The CME FedWatch Tool suggests that markets are now pricing in more than 84% odds that the Fed will cut its benchmark overnight borrowing rate by 25 basis points (bps) at its December meeting, up from 50% probability that markets priced a week ago.
The US Census Bureau released US Retail Sales on Tuesday, which rose by 0.2% month-over-month (MoM) in September, slowing from the 0.6% increase seen in August, indicating more cautious consumer spending. Retail Sales Control Group declined 0.1%, against the expectations of a 0.3% rise and the previous 0.6% growth. Separately, the Conference Board reported a sharp deterioration in household sentiment, with Consumer Confidence sliding 6.8 points to 88.7 in November from 95.5 in October.
The US Producer Price Index (PPI) remained steady at 2.7% year-over-year in September, matching expectations and August’s reading and suggesting that inflationary pressures have stabilized. Core PPI eased to 2.6% from 2.9%, undershooting forecasts of 2.7%.
China’s central bank set a slightly stronger daily Chinese Yuan fixing on Wednesday, reinforcing its steady approach to managing currency movements amid shifting global financial conditions. The daily fixing acts as the midpoint around which the Yuan can trade, allowing a 2% move in either direction in the onshore market.
A stronger fixing is often viewed as an indication of policy intent, either to guide the Yuan movement or to curb excessive fluctuations.
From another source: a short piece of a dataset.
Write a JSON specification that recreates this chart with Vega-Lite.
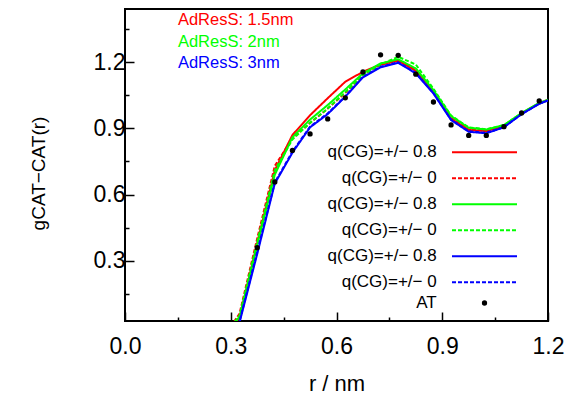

As Beijing maintains a firm hand on the exchange-rate regime, the latest adjustment underscores its focus on preserving orderly market conditions.
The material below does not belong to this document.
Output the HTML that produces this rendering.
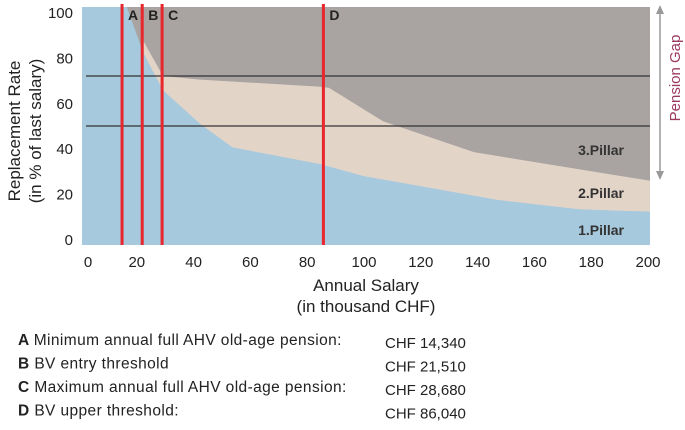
<!DOCTYPE html>
<html><head><meta charset="utf-8"><style>
body{margin:0;background:#fff;width:685px;height:425px;overflow:hidden;font-family:"Liberation Sans",sans-serif;}
svg text{font-family:"Liberation Sans",sans-serif;}
</style></head><body>
<svg width="685" height="425">
<g id="plot"></g>
</svg>
<script>
const xTicks=[0,20,40,60,80,100,120,140,160,180,200];
const yTicks=[0,20,40,60,80,100];
const pillar1X=[0,15.8,21.5,28.5,41.5,53,84,87,99,146,175,200];
const pillar1Y=[100,100,81,65,51,41,34,33,29,19,15,14];
const pillar2X=[21.5,28.5,41.5,84,87,106,138,200];
const pillar2Y=[86,71,69.5,66.5,66,52,39,27];
const thresholdNames=["A","B","C","D"];
const thresholdVals=[14.1,21.2,28.2,85];
const refLines=[71,50];
const x=v=>82+2.84*v;
const y=v=>245-2.38*v;
const yl=v=>245-2.27*v;
const NS="http://www.w3.org/2000/svg";
const g=document.getElementById('plot');
function mk(tag,attrs,txt){const e=document.createElementNS(NS,tag);for(const k in attrs)e.setAttribute(k,attrs[k]);if(txt!==undefined)e.textContent=txt;g.appendChild(e);return e;}
let e=mk('rect',{x:x(0),y:y(100),width:x(200)-x(0),height:y(0)-y(100),fill:'#a9a3a1'});


function interp(xs,ys,v){for(let i=0;i<xs.length-1;i++){if(v>=xs[i]&&v<=xs[i+1]){return ys[i]+(ys[i+1]-ys[i])*(v-xs[i])/(xs[i+1]-xs[i]);}}return ys[ys.length-1];}
let d='M'+x(pillar2X[0])+','+y(interp(pillar1X,pillar1Y,pillar2X[0]));
pillar2X.forEach((v,i)=>d+=' L'+x(v)+','+y(pillar2Y[i]));
d+=' L'+x(200)+','+y(0)+' L'+x(pillar2X[0])+','+y(0)+'Z';
e=mk('path',{d:d,fill:'#e3d4c8'});


d='M'+x(0)+','+y(0);
pillar1X.forEach((v,i)=>d+=' L'+x(v)+','+y(pillar1Y[i]));
d+=' L'+x(200)+','+y(0)+'Z';
e=mk('path',{d:d,fill:'#a6c9dd'});


refLines.forEach(v=>{const l=mk('line',{x1:x(0)+4,x2:x(200),y1:y(v),y2:y(v),stroke:'#333','stroke-width':1.2});

});
thresholdNames.forEach((n,i)=>{const l=mk('line',{x1:x(thresholdVals[i]),x2:x(thresholdVals[i]),y1:y(100)-3,y2:y(0),stroke:'#e8262b','stroke-width':3});


const t=mk('text',{x:x(thresholdVals[i])+6,y:y(100)+13,'font-size':14,'font-weight':'bold',fill:'#222'},n);

});
xTicks.forEach(v=>{const t=mk('text',{x:v===0?x(v)+6:x(v)-2,y:267,'font-size':15,'text-anchor':'middle',fill:'#222'},v);

});
yTicks.forEach(v=>{const t=mk('text',{x:73,y:yl(v),'font-size':15,'text-anchor':'end',fill:'#222'},v);

});
[['3.Pillar',150],['2.Pillar',193],['1.Pillar',230]].forEach(p=>{const t=mk('text',{x:624,y:p[1]+5,'font-size':14,'font-weight':'bold','text-anchor':'end',fill:'#333'},p[0]);

});
e=mk('line',{x1:660,x2:660,y1:8,y2:176,stroke:'#999','stroke-width':1.5});


mk('path',{d:'M656,14 L660,5 L664,14Z',fill:'#999'});
mk('path',{d:'M656,171 L660,180 L664,171Z',fill:'#999'});
e=mk('text',{x:0,y:0,'font-size':15,fill:'#9b3a5f','text-anchor':'middle',transform:'translate(680,78) rotate(-90)'},'Pension Gap');


e=mk('text',{x:0,y:0,'font-size':17,fill:'#222','text-anchor':'middle',transform:'translate(20,131) rotate(-90)'},'Replacement Rate');


e=mk('text',{x:0,y:0,'font-size':17,fill:'#222','text-anchor':'middle',transform:'translate(41,131) rotate(-90)'},'(in % of last salary)');


e=mk('text',{x:366,y:291,'font-size':17,fill:'#222','text-anchor':'middle'},'Annual Salary');


e=mk('text',{x:366,y:312,'font-size':17,fill:'#222','text-anchor':'middle'},'(in thousand CHF)');


const notes=[['A','Minimum annual full AHV old-age pension:','CHF 14,340'],['B','BV  entry  threshold','CHF 21,510'],['C','Maximum annual full AHV  old-age  pension:','CHF 28,680'],['D','BV  upper  threshold:','CHF 86,040']];
notes.forEach((n,i)=>{const yy=345+i*23.5;
let t=mk('text',{x:18,y:yy,'font-size':15.5,fill:'#222','letter-spacing':'0.4','xml:space':'preserve'});


const b=document.createElementNS(NS,'tspan');b.setAttribute('font-weight','bold');b.textContent=n[0]+' ';t.appendChild(b);
const r=document.createElementNS(NS,'tspan');r.textContent=n[1];t.appendChild(r);
t=mk('text',{x:385,y:yy+3,'font-size':15,fill:'#222'},n[2]);

});
</script>
</body></html>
According to two traders familiar with the matter, China has purchased at least 10 cargoes of US soybeans, worth roughly $300 million, in deals signed since Tuesday. The unusually large volume comes just a day after the two presidents held a phone call, and marks a continuation of China’s recent surge in soybean buying amid a thaw in US-China trade relations.
US-China Trade War FAQs
Generally speaking, a trade war is an economic conflict between two or more countries due to extreme protectionism on one end. It implies the creation of trade barriers, such as tariffs, which result in counter-barriers, escalating import costs, and hence the cost of living.
An economic conflict between the United States (US) and China began early in 2018, when President Donald Trump set trade barriers on China, claiming unfair commercial practices and intellectual property theft from the Asian giant. China took retaliatory action, imposing tariffs on multiple US goods, such as automobiles and soybeans. Tensions escalated until the two countries signed the US-China Phase One trade deal in January 2020. The agreement required structural reforms and other changes to China’s economic and trade regime and pretended to restore stability and trust between the two nations. However, the Coronavirus pandemic took the focus out of the conflict. Yet, it is worth mentioning that President Joe Biden, who took office after Trump, kept tariffs in place and even added some additional levies.
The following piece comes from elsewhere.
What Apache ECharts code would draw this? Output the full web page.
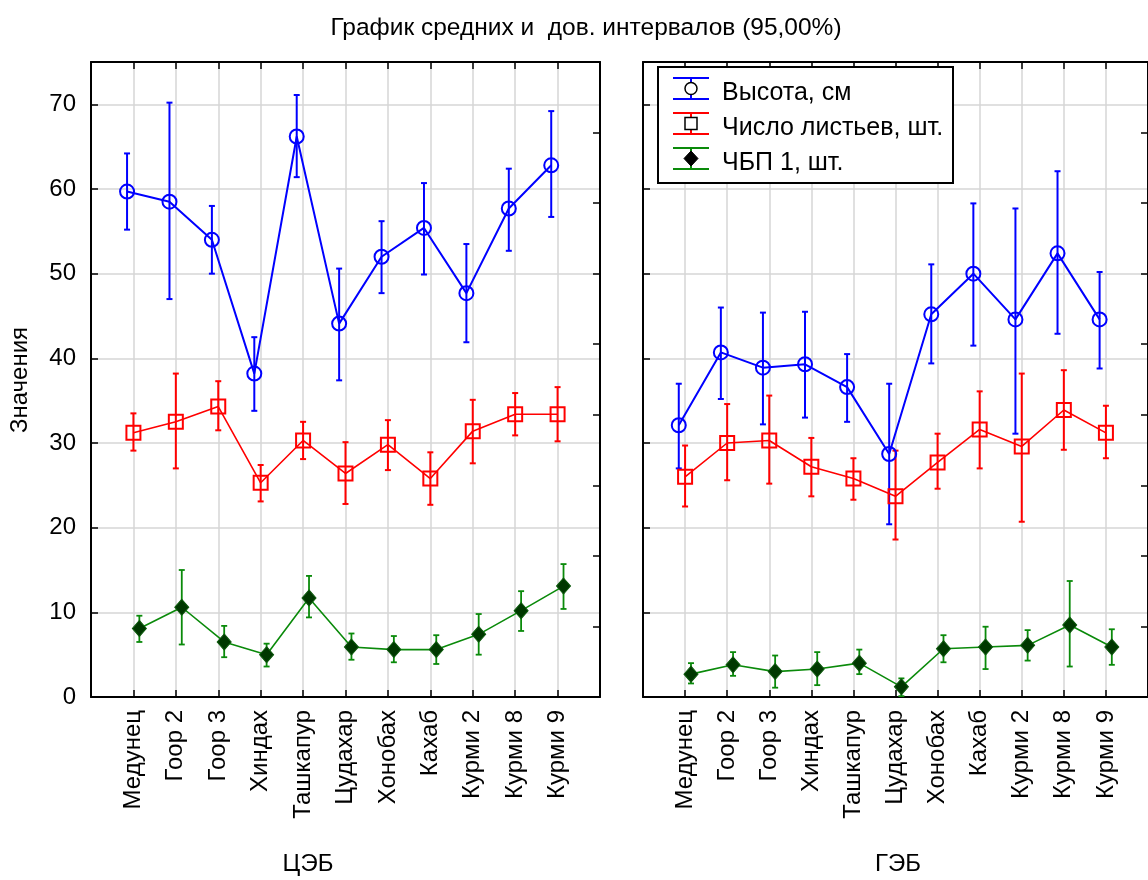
<!DOCTYPE html>
<html>
<head>
<meta charset="utf-8">
<script src="https://cdn.jsdelivr.net/npm/echarts@6/dist/echarts.min.js"></script>
<style>
  html, body { margin: 0; padding: 0; background: #fff; }
  #chart { width: 1148px; height: 880px; }
</style>
</head>
<body>
<div id="chart"></div>
<script>
// Sites (categories) shared by both panels
const sites = ['Медунец', 'Гоор 2', 'Гоор 3', 'Хиндах', 'Ташкапур', 'Цудахар', 'Хонобах', 'Кахаб', 'Курми 2', 'Курми 8', 'Курми 9'];
const groups = ['ЦЭБ', 'ГЭБ'];
const seriesNames = ['Высота, см', 'Число листьев, шт.', 'ЧБП 1, шт.'];
const yTicks = [0, 10, 20, 30, 40, 50, 60, 70];
const titleText = 'График средних и  дов. интервалов (95,00%)';
const yName = 'Значения';

// ЦЭБ: means and 95% confidence limits
const heightMeanC = [59.7, 58.5, 54.0, 38.2, 66.2, 44.1, 52.0, 55.4, 47.7, 57.7, 62.8];
const heightLowC  = [55.2, 47.0, 50.0, 33.8, 61.4, 37.4, 47.7, 49.9, 41.9, 52.7, 56.7];
const heightHighC = [64.2, 70.2, 58.0, 42.5, 71.1, 50.6, 56.2, 60.7, 53.5, 62.4, 69.2];

const leavesMeanC = [31.2, 32.5, 34.3, 25.3, 30.3, 26.4, 29.8, 25.8, 31.4, 33.4, 33.4];
const leavesLowC  = [29.1, 27.0, 31.5, 23.1, 28.1, 22.8, 26.8, 22.7, 27.6, 30.9, 30.2];
const leavesHighC = [33.5, 38.2, 37.3, 27.4, 32.5, 30.1, 32.7, 28.9, 35.1, 35.9, 36.6];

const chbpMeanC = [8.1, 10.6, 6.5, 5.0, 11.7, 5.9, 5.6, 5.6, 7.4, 10.2, 13.1];
const chbpLowC  = [6.5, 6.2, 4.7, 3.6, 9.4, 4.4, 4.1, 3.9, 5.0, 7.8, 10.4];
const chbpHighC = [9.6, 15.0, 8.4, 6.3, 14.3, 7.5, 7.2, 7.3, 9.8, 12.5, 15.7];

// ГЭБ: means and 95% confidence limits
const heightMeanG = [32.1, 40.7, 38.9, 39.3, 36.6, 28.7, 45.2, 50.0, 44.6, 52.4, 44.6];
const heightLowG  = [27.0, 35.2, 32.2, 33.0, 32.5, 20.4, 39.4, 41.5, 31.1, 42.9, 38.8];
const heightHighG = [37.0, 46.0, 45.4, 45.5, 40.5, 37.0, 51.1, 58.3, 57.7, 62.1, 50.2];

const leavesMeanG = [26.0, 30.0, 30.3, 27.2, 25.8, 23.7, 27.7, 31.6, 29.6, 33.9, 31.2];
const leavesLowG  = [22.5, 25.6, 25.2, 23.7, 23.3, 18.6, 24.6, 27.0, 20.7, 29.2, 28.2];
const leavesHighG = [29.7, 34.6, 35.6, 30.6, 28.2, 29.1, 31.1, 36.1, 38.2, 38.6, 34.4];

const chbpMeanG = [2.7, 3.8, 3.0, 3.3, 4.0, 1.2, 5.7, 5.9, 6.1, 8.5, 5.9];
const chbpLowG  = [1.6, 2.5, 1.1, 1.4, 2.7, 0.1, 4.1, 3.3, 4.3, 3.6, 3.8];
const chbpHighG = [4.0, 5.3, 4.9, 5.3, 5.6, 2.2, 7.3, 8.3, 7.9, 13.7, 8.0];

const FONT = '"Liberation Sans", Arial, sans-serif';
const BLUE = '#0000ff', RED = '#ff0000', GREEN = '#0a8a0a', DARKGREEN = '#003800';

// per-panel data sets
const panels = [
  { mean: [heightMeanC, leavesMeanC, chbpMeanC], low: [heightLowC, leavesLowC, chbpLowC], high: [heightHighC, leavesHighC, chbpHighC] },
  { mean: [heightMeanG, leavesMeanG, chbpMeanG], low: [heightLowG, leavesLowG, chbpLowG], high: [heightHighG, leavesHighG, chbpHighG] }
];

// look of each variable: horizontal shift within a category slot, marker, colours
const looks = [
  { shift: -0.15, color: BLUE, symbol: 'circle', size: 14, fill: 'transparent', border: BLUE, borderW: 2, lineW: 2, barW: 2 },
  { shift: 0, color: RED, symbol: 'rect', size: 14, fill: 'transparent', border: RED, borderW: 2, lineW: 1.6, barW: 2 },
  { shift: 0.14, color: GREEN, symbol: 'diamond', size: [14, 16], fill: DARKGREEN, border: '#0b5a0b', borderW: 1, lineW: 1.6, barW: 1.8 }
];

const grids = [
  { left: 91, top: 62, width: 509, height: 635 },
  { left: 643, top: 62, width: 509, height: 635 }
];

const xAxes = [], yAxes = [], series = [];
const gridLine = { show: true, lineStyle: { color: '#d6d6d6', width: 1.5 } };
const frame = { show: true, onZero: false, lineStyle: { color: '#000', width: 2 } };
const inTick = { show: true, inside: true, length: 7, lineStyle: { color: '#000', width: 1.5 } };

groups.forEach((g, gi) => {
  // bottom category axis (slots 1..11 on a 0..12 scale)
  xAxes.push({
    type: 'value', gridIndex: gi, position: 'bottom', min: 0, max: 12, interval: 1,
    axisLine: frame, axisTick: inTick, splitLine: gridLine,
    axisLabel: {
      show: true, rotate: 90, margin: 13, color: '#000', fontSize: 24, fontFamily: FONT,
      formatter: v => sites[v - 1] || ''
    }
  });
  // top frame with ticks
  xAxes.push({
    type: 'value', gridIndex: gi, position: 'top', min: 0, max: 12, interval: 1,
    axisLine: frame, axisTick: inTick, splitLine: { show: false }, axisLabel: { show: false }
  });
  // left value axis
  yAxes.push({
    type: 'value', gridIndex: gi, position: 'left', min: 0, max: 75, interval: 10,
    axisLine: frame, axisTick: inTick, splitLine: gridLine,
    axisLabel: {
      show: gi === 0, margin: 15, color: '#000', fontSize: 24, fontFamily: FONT,
      formatter: v => (yTicks.indexOf(v) >= 0 ? String(v) : '')
    }
  });
  // right frame with its own tick spacing
  yAxes.push({
    type: 'value', gridIndex: gi, position: 'right', min: 0, max: 9, interval: 1,
    axisLine: frame, axisTick: inTick, splitLine: { show: false }, axisLabel: { show: false }
  });

  const p = panels[gi];
  looks.forEach((lk, si) => {
    const xs = sites.map((_, i) => i + 1 + lk.shift);
    // confidence interval whiskers
    series.push({
      type: 'custom', name: seriesNames[si], xAxisIndex: gi * 2, yAxisIndex: gi * 2,
      itemStyle: { color: lk.color }, z: 2 + si,
      encode: { x: 0, y: [1, 2] },
      data: xs.map((x, i) => [x, p.low[si][i], p.high[si][i]]),
      renderItem: (params, api) => {
        const x = api.value(0);
        const lo = api.coord([x, api.value(1)]);
        const hi = api.coord([x, api.value(2)]);
        const cap = 3;
        const style = { stroke: lk.color, lineWidth: lk.barW, fill: null };
        return {
          type: 'group',
          children: [
            { type: 'line', shape: { x1: lo[0], y1: lo[1], x2: hi[0], y2: hi[1] }, style },
            { type: 'line', shape: { x1: lo[0] - cap, y1: lo[1], x2: lo[0] + cap, y2: lo[1] }, style },
            { type: 'line', shape: { x1: hi[0] - cap, y1: hi[1], x2: hi[0] + cap, y2: hi[1] }, style }
          ]
        };
      }
    });
    // means joined by a line
    series.push({
      type: 'line', name: seriesNames[si], xAxisIndex: gi * 2, yAxisIndex: gi * 2,
      z: 3 + si, symbol: lk.symbol, symbolSize: lk.size, showAllSymbol: true,
      lineStyle: { color: lk.color, width: lk.lineW },
      itemStyle: { color: lk.fill, borderColor: lk.border, borderWidth: lk.borderW, opacity: 1 },
      emphasis: { disabled: true },
      data: xs.map((x, i) => [x, p.mean[si][i]])
    });
  });
});

// legend drawn as a framed box with whisker icons
const legendX = 658, legendY = 67, rowH = 35;
const legendItems = [];
legendItems.push({ type: 'rect', shape: { x: legendX, y: legendY, width: 295, height: 116 },
  style: { fill: '#fff', stroke: '#000', lineWidth: 2 }, z: 50 });
looks.forEach((lk, si) => {
  const cy = legendY + 21.5 + si * rowH;
  const ix = 691;
  legendItems.push(
    { type: 'line', shape: { x1: 673, y1: cy - 10.5, x2: 709, y2: cy - 10.5 }, style: { stroke: lk.color, lineWidth: 2 }, z: 51 },
    { type: 'line', shape: { x1: 673, y1: cy + 10.5, x2: 709, y2: cy + 10.5 }, style: { stroke: lk.color, lineWidth: 2 }, z: 51 },
    { type: 'line', shape: { x1: ix, y1: cy - 10.5, x2: ix, y2: cy + 10.5 }, style: { stroke: lk.color, lineWidth: 2 }, z: 51 }
  );
  if (si === 0) {
    legendItems.push({ type: 'circle', shape: { cx: ix, cy: cy, r: 6 }, style: { fill: '#fff', stroke: '#000', lineWidth: 1.5 }, z: 52 });
  } else if (si === 1) {
    legendItems.push({ type: 'rect', shape: { x: ix - 6, y: cy - 6, width: 12, height: 12 }, style: { fill: '#fff', stroke: '#000', lineWidth: 1.5 }, z: 52 });
  } else {
    legendItems.push({ type: 'polygon', shape: { points: [[ix, cy - 7.5], [ix + 7, cy], [ix, cy + 7.5], [ix - 7, cy]] }, style: { fill: '#000', stroke: '#000', lineWidth: 1 }, z: 52 });
  }
  legendItems.push({ type: 'text', x: 722, y: cy + 5, z: 52,
    style: { text: seriesNames[si], fill: '#000', fontSize: 25, fontFamily: FONT, align: 'left', verticalAlign: 'middle' } });
});

const texts = [
  { type: 'text', x: 586, y: 28, style: { text: titleText, fill: '#000', fontSize: 24.5, fontFamily: FONT, align: 'center', verticalAlign: 'middle' } },
  { type: 'text', x: 20, y: 380, rotation: Math.PI / 2, style: { text: yName, fill: '#000', fontSize: 24, fontFamily: FONT, align: 'center', verticalAlign: 'middle' } },
  { type: 'text', x: 308, y: 864, style: { text: groups[0], fill: '#000', fontSize: 24, fontFamily: FONT, align: 'center', verticalAlign: 'middle' } },
  { type: 'text', x: 898, y: 864, style: { text: groups[1], fill: '#000', fontSize: 24, fontFamily: FONT, align: 'center', verticalAlign: 'middle' } }
];

const chart = echarts.init(document.getElementById('chart'), null, { renderer: 'canvas' });
chart.setOption({
  backgroundColor: '#fff',
  animation: false,
  grid: grids,
  xAxis: xAxes,
  yAxis: yAxes,
  series: series,
  graphic: texts.concat(legendItems)
});
</script>
</body>
</html>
The return of Donald Trump to the White House as the 47th US President has sparked a fresh wave of tensions between the two countries. During the 2024 election campaign, Trump pledged to impose 60% tariffs on China once he returned to office, which he did on January 20, 2025. With Trump back, the US-China trade war is meant to resume where it was left, with tit-for-tat policies affecting the global economic landscape amid disruptions in global supply chains, resulting in a reduction in spending, particularly investment, and directly feeding into the Consumer Price Index inflation.